3. **Figuring out where $f(x)$ goes up or down (increase/decrease)**:
* **When $x$ is less than $-2$ ($x < -2$)**: The $g(x)$ parabola is above the x-axis (positive values) and is coming down towards 0 as $x$ gets closer to $-2$. Since $f(x)$ is $g(x)$ squared, $f(x)$ is also coming down towards $0$. So, $f(x)$ is decreasing in this part.
* **When $x$ is between $-2$ and $1$ ($-2 < x < 1$)**: The $g(x)$ parabola is below the x-axis (negative values). As $x$ goes from $-2$ to $1$, $g(x)$ goes from $0$ down to $-9$. When you square a negative number, it becomes positive. So, $f(x)$ goes from $0^2=0$ up to $(-9)^2=81$. So, $f(x)$ is increasing here!
* **When $x$ is between $1$ and $4$ ($1 < x < 4$)**: The $g(x)$ parabola is still below the x-axis (negative values).
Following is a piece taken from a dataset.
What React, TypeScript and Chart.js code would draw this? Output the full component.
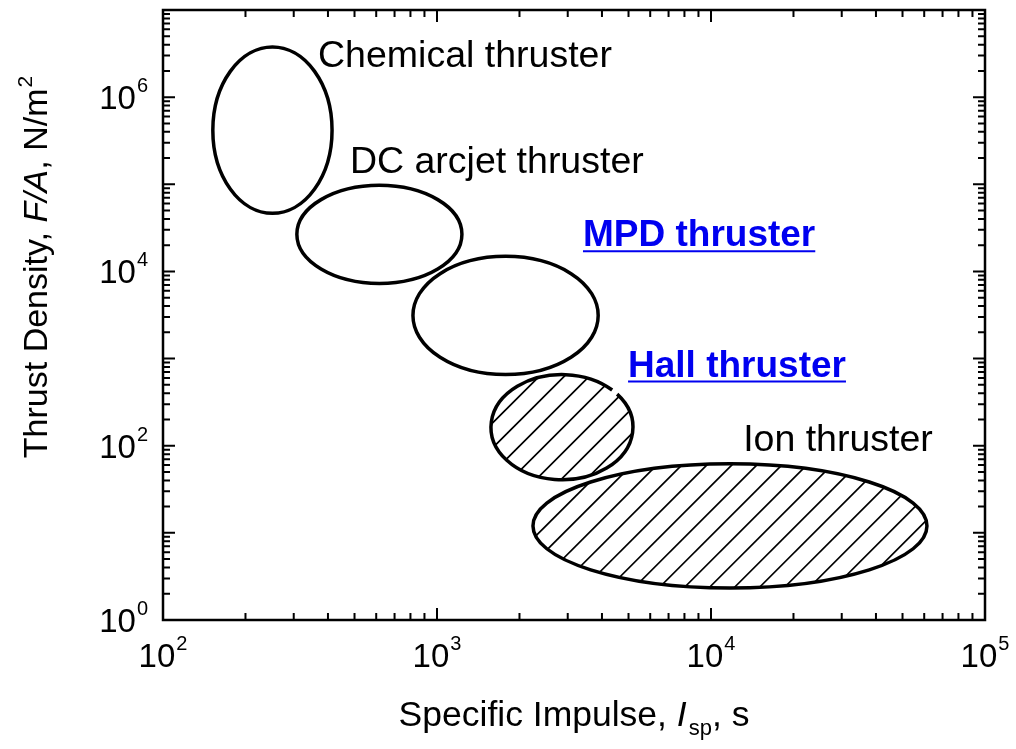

As $x$ goes from $1$ to $4$, $g(x)$ goes from $-9$ up to $0$. So, $f(x)$ goes from $(-9)^2=81$ down to $0^2=0$. So, $f(x)$ is decreasing here!
* **When $x$ is greater than $4$ ($x > 4$)**: The $g(x)$ parabola is back above the x-axis (positive values) and is going up and up. Since $f(x)$ is $g(x)$ squared, $f(x)$ also goes up and up even faster. So, $f(x)$ is increasing in this part.

4. **Putting it all together to sketch**:
We have low points at $(-2,0)$ and $(4,0)$.
We have a high point at $(1,81)$.
The graph goes down to $0$ at $x=-2$, then up to $81$ at $x=1$, then down to $0$ at $x=4$, and then up forever. This forms a cool "W" shape!